:: Short problem ::
Word for word, copy all the data and drop the pictures.

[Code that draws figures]
** begin **

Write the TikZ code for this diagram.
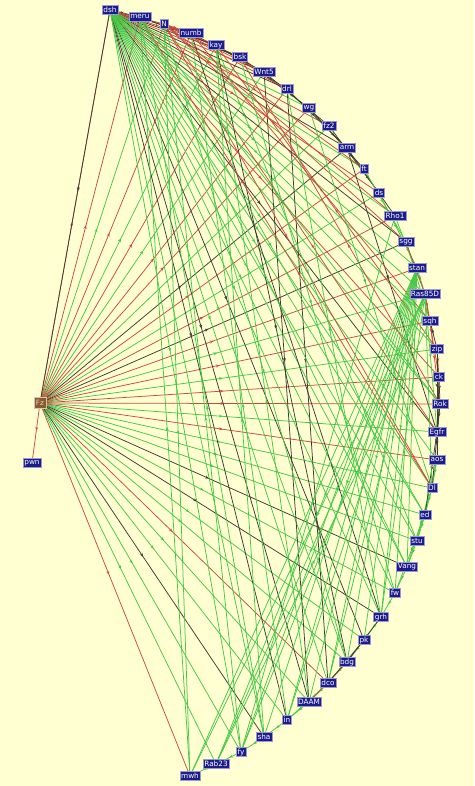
\documentclass[tikz,border=0pt]{standalone}
\usepackage{fontspec}
\setmainfont{DejaVu Sans}
\usetikzlibrary{decorations.markings,arrows.meta}
\definecolor{bgc}{HTML}{FFFFD2}
\definecolor{eg}{HTML}{46C846}
\definecolor{er}{HTML}{CC4A3E}
\definecolor{ek}{HTML}{3C3C32}
\definecolor{nb}{HTML}{1C1C8C}
\definecolor{hubc}{HTML}{8A5A2C}
\pgfdeclarelayer{bg}
\pgfdeclarelayer{edges}
\pgfsetlayers{bg,edges,main}
\tikzset{
  gnode/.style={fill=nb, text=white, draw=white!55!nb, line width=0.3pt,
    inner xsep=1.3pt, inner ysep=1pt, font=\fontsize{7.3}{8}\selectfont, minimum height=9pt},
  hubnode/.style={fill=hubc, text=hubc!25!white, draw=hubc!35!white, line width=0.4pt,
    inner xsep=2pt, inner ysep=1.5pt, font=\fontsize{7.3}{8}\selectfont, minimum height=11pt},
  emark/.style={postaction={decorate}, decoration={markings,
    mark=at position 0.46 with {\arrow{Stealth[length=3.6pt,width=3pt]}}}},
  eG/.style={color=eg, line width=0.75pt, emark},
  eR/.style={color=er, line width=0.75pt, emark},
  eK/.style={color=ek, line width=0.75pt, emark},
}
\begin{document}
\begin{tikzpicture}[x=1pt,y=-1pt]
\begin{pgfonlayer}{bg}
\fill[bgc] (0,0) rectangle (474,786);
\end{pgfonlayer}
\useasboundingbox (0,0) rectangle (474,786);
% nodes
\foreach \n/\x/\y in {dsh/110/10, meru/140/17, N/164/24, numb/191/33, kay/216/45,
  bsk/240/57, Wnt5/264/72, drl/287/89, wg/309/108, fz2/329/126, arm/347/148,
  ft/364/169, ds/379/193, Rho1/395/216, sgg/406/242, stan/417/268, Ras85D/425/294,
  sqh/430/321, zip/437/349, ck/439/377, Rok/440/404, Egfr/437/432, aos/437/460,
  Dl/432/488, ed/425/515, stu/417/541, Vang/407/567, fw/395/593, grh/381/617,
  pk/364/640, bdg/347/662, dco/328/683, DAAM/309/702, in/287/720, sha/264/737,
  fy/241/752, Rab23/216/764, mwh/190/776, pwn/32/463}
  {\node[gnode] (\n) at (\x,\y) {\n};}
\node[hubnode] (Fz) at (40,403) {Fz};
% edges
\begin{pgfonlayer}{edges}
% hub Fz
\foreach \t in {N,kay,Wnt5,fz2,ds,Ras85D,zip,Egfr,Dl,ed,stu,fw,pk,bdg,DAAM,in,fy,Rab23}
  {\draw[eG] (Fz.center) -- (\t.center);}
\foreach \t in {dsh,meru,numb,bsk,drl,wg,ft,Rho1,stan,sqh,ck,Rok,aos,dco,mwh,pwn}
  {\draw[eR] (Fz.center) -- (\t.center);}
\foreach \t in {arm,sgg,Vang,grh,sha}
  {\draw[eK] (Fz.center) -- (\t.center);}
% dsh
\foreach \t in {meru,numb,bsk,drl,arm,sgg,Egfr,pk,DAAM,in,Fz}
  {\draw[eK] (dsh.center) -- (\t.center);}
\foreach \t in {N,kay,Wnt5,fz2,ds,ck}
  {\draw[eR] (dsh.center) -- (\t.center);}
\foreach \t in {wg,ft,Rho1,stan,Ras85D,sqh,zip,Rok,aos,Dl,ed,stu,Vang,fw,grh,bdg,dco,sha,fy}
  {\draw[eG] (dsh.center) -- (\t.center);}
% top chain and long links
\foreach \a/\b in {meru/kay, N/bsk, numb/Wnt5, kay/drl, bsk/wg, Wnt5/fz2, drl/arm, wg/ft, fz2/ds, arm/Rho1,
  Wnt5/DAAM, arm/Egfr, drl/dco, kay/bdg, numb/grh}
  {\draw[eK] (\a.center) -- (\b.center);}
\foreach \a/\b in {N/numb, N/kay, N/Wnt5, N/drl, N/ft, N/Rho1, N/sgg, N/Dl,
  Egfr/N, sqh/numb, zip/kay, Dl/meru, Rok/bsk}
  {\draw[eR] (\a.center) -- (\b.center);}
\foreach \a/\b in {ft/sgg, ds/stan, Rho1/Ras85D, sgg/sqh,
  meru/Rok, meru/ed, meru/Vang, kay/stu, bsk/fw, wg/Dl, drl/grh}
  {\draw[eG] (\a.center) -- (\b.center);}
% right chain
\foreach \a/\b in {stan/Ras85D, aos/Dl, Dl/ed, ed/stu, stu/Vang, Vang/fw, fw/grh, grh/pk, pk/bdg,
  bdg/dco, dco/DAAM, DAAM/in, in/sha, sha/fy, fy/Rab23, Rab23/mwh, aos/stu, Dl/Vang, ed/fw, dco/in}
  {\draw[eG] (\a.center) -- (\b.center);}
\foreach \a/\b in {Ras85D/sqh, zip/ck, sgg/Ras85D, Ras85D/ck, sqh/Rok, bdg/DAAM}
  {\draw[eR] (\a.center) -- (\b.center);}
\foreach \a/\b in {sqh/zip, ck/Rok, Rok/Egfr, Egfr/aos, zip/Egfr, ck/aos, Rok/Dl, Egfr/ed, grh/bdg, pk/dco}
  {\draw[eK] (\a.center) -- (\b.center);}
% fans from stan and Ras85D
\foreach \t in {Vang,fw,grh,pk,bdg,dco,DAAM,in,sha,fy,Rab23,mwh}
  {\draw[eG] (stan.center) -- (\t.center);}
\foreach \t in {grh,dco,in,fy,mwh,Egfr,Dl}
  {\draw[eG] (Ras85D.center) -- (\t.center);}
% lower to upper
\foreach \a/\b in {mwh/meru, mwh/N, Rab23/Ras85D, Rab23/sqh, fy/N, fy/Rho1, sha/meru, sha/kay,
  in/numb, DAAM/kay, bdg/N}
  {\draw[eG] (\a.center) -- (\b.center);}
\end{pgfonlayer}
\end{tikzpicture}
\end{document}
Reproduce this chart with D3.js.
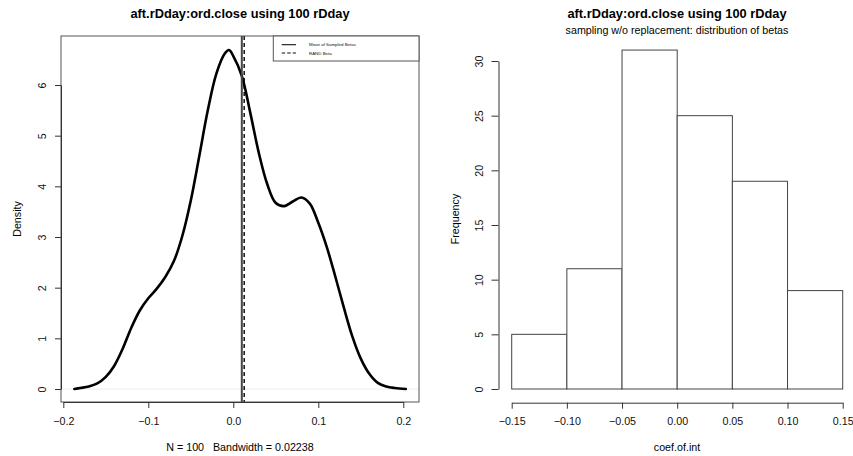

** end **

:: Full output ::
Write the TikZ code for this diagram.
\documentclass[tikz,border=0pt]{standalone}
\usepackage{fontspec}
\setmainfont{DejaVu Sans}
\usetikzlibrary{decorations.markings,arrows.meta}
\definecolor{bgc}{HTML}{FFFFD2}
\definecolor{eg}{HTML}{46C846}
\definecolor{er}{HTML}{CC4A3E}
\definecolor{ek}{HTML}{3C3C32}
\definecolor{nb}{HTML}{1C1C8C}
\definecolor{hubc}{HTML}{8A5A2C}
\pgfdeclarelayer{bg}
\pgfdeclarelayer{edges}
\pgfsetlayers{bg,edges,main}
\tikzset{
  gnode/.style={fill=nb, text=white, draw=white!55!nb, line width=0.3pt,
    inner xsep=1.3pt, inner ysep=1pt, font=\fontsize{7.3}{8}\selectfont, minimum height=9pt},
  hubnode/.style={fill=hubc, text=hubc!25!white, draw=hubc!35!white, line width=0.4pt,
    inner xsep=2pt, inner ysep=1.5pt, font=\fontsize{7.3}{8}\selectfont, minimum height=11pt},
  emark/.style={postaction={decorate}, decoration={markings,
    mark=at position 0.46 with {\arrow{Stealth[length=3.6pt,width=3pt]}}}},
  eG/.style={color=eg, line width=0.75pt, emark},
  eR/.style={color=er, line width=0.75pt, emark},
  eK/.style={color=ek, line width=0.75pt, emark},
}
\begin{document}
\begin{tikzpicture}[x=1pt,y=-1pt]
\begin{pgfonlayer}{bg}
\fill[bgc] (0,0) rectangle (474,786);
\end{pgfonlayer}
\useasboundingbox (0,0) rectangle (474,786);
% nodes
\foreach \n/\x/\y in {dsh/110/10, meru/140/17, N/164/24, numb/191/33, kay/216/45,
  bsk/240/57, Wnt5/264/72, drl/287/89, wg/309/108, fz2/329/126, arm/347/148,
  ft/364/169, ds/379/193, Rho1/395/216, sgg/406/242, stan/417/268, Ras85D/425/294,
  sqh/430/321, zip/437/349, ck/439/377, Rok/440/404, Egfr/437/432, aos/437/460,
  Dl/432/488, ed/425/515, stu/417/541, Vang/407/567, fw/395/593, grh/381/617,
  pk/364/640, bdg/347/662, dco/328/683, DAAM/309/702, in/287/720, sha/264/737,
  fy/241/752, Rab23/216/764, mwh/190/776, pwn/32/463}
  {\node[gnode] (\n) at (\x,\y) {\n};}
\node[hubnode] (Fz) at (40,403) {Fz};
% edges
\begin{pgfonlayer}{edges}
% hub Fz
\foreach \t in {N,kay,Wnt5,fz2,ds,Ras85D,zip,Egfr,Dl,ed,stu,fw,pk,bdg,DAAM,in,fy,Rab23}
  {\draw[eG] (Fz.center) -- (\t.center);}
\foreach \t in {dsh,meru,numb,bsk,drl,wg,ft,Rho1,stan,sqh,ck,Rok,aos,dco,mwh,pwn}
  {\draw[eR] (Fz.center) -- (\t.center);}
\foreach \t in {arm,sgg,Vang,grh,sha}
  {\draw[eK] (Fz.center) -- (\t.center);}
% dsh
\foreach \t in {meru,numb,bsk,drl,arm,sgg,Egfr,pk,DAAM,in,Fz}
  {\draw[eK] (dsh.center) -- (\t.center);}
\foreach \t in {N,kay,Wnt5,fz2,ds,ck}
  {\draw[eR] (dsh.center) -- (\t.center);}
\foreach \t in {wg,ft,Rho1,stan,Ras85D,sqh,zip,Rok,aos,Dl,ed,stu,Vang,fw,grh,bdg,dco,sha,fy}
  {\draw[eG] (dsh.center) -- (\t.center);}
% top chain and long links
\foreach \a/\b in {meru/kay, N/bsk, numb/Wnt5, kay/drl, bsk/wg, Wnt5/fz2, drl/arm, wg/ft, fz2/ds, arm/Rho1,
  Wnt5/DAAM, arm/Egfr, drl/dco, kay/bdg, numb/grh}
  {\draw[eK] (\a.center) -- (\b.center);}
\foreach \a/\b in {N/numb, N/kay, N/Wnt5, N/drl, N/ft, N/Rho1, N/sgg, N/Dl,
  Egfr/N, sqh/numb, zip/kay, Dl/meru, Rok/bsk}
  {\draw[eR] (\a.center) -- (\b.center);}
\foreach \a/\b in {ft/sgg, ds/stan, Rho1/Ras85D, sgg/sqh,
  meru/Rok, meru/ed, meru/Vang, kay/stu, bsk/fw, wg/Dl, drl/grh}
  {\draw[eG] (\a.center) -- (\b.center);}
% right chain
\foreach \a/\b in {stan/Ras85D, aos/Dl, Dl/ed, ed/stu, stu/Vang, Vang/fw, fw/grh, grh/pk, pk/bdg,
  bdg/dco, dco/DAAM, DAAM/in, in/sha, sha/fy, fy/Rab23, Rab23/mwh, aos/stu, Dl/Vang, ed/fw, dco/in}
  {\draw[eG] (\a.center) -- (\b.center);}
\foreach \a/\b in {Ras85D/sqh, zip/ck, sgg/Ras85D, Ras85D/ck, sqh/Rok, bdg/DAAM}
  {\draw[eR] (\a.center) -- (\b.center);}
\foreach \a/\b in {sqh/zip, ck/Rok, Rok/Egfr, Egfr/aos, zip/Egfr, ck/aos, Rok/Dl, Egfr/ed, grh/bdg, pk/dco}
  {\draw[eK] (\a.center) -- (\b.center);}
% fans from stan and Ras85D
\foreach \t in {Vang,fw,grh,pk,bdg,dco,DAAM,in,sha,fy,Rab23,mwh}
  {\draw[eG] (stan.center) -- (\t.center);}
\foreach \t in {grh,dco,in,fy,mwh,Egfr,Dl}
  {\draw[eG] (Ras85D.center) -- (\t.center);}
% lower to upper
\foreach \a/\b in {mwh/meru, mwh/N, Rab23/Ras85D, Rab23/sqh, fy/N, fy/Rho1, sha/meru, sha/kay,
  in/numb, DAAM/kay, bdg/N}
  {\draw[eG] (\a.center) -- (\b.center);}
\end{pgfonlayer}
\end{tikzpicture}
\end{document}
Reproduce this chart with D3.js.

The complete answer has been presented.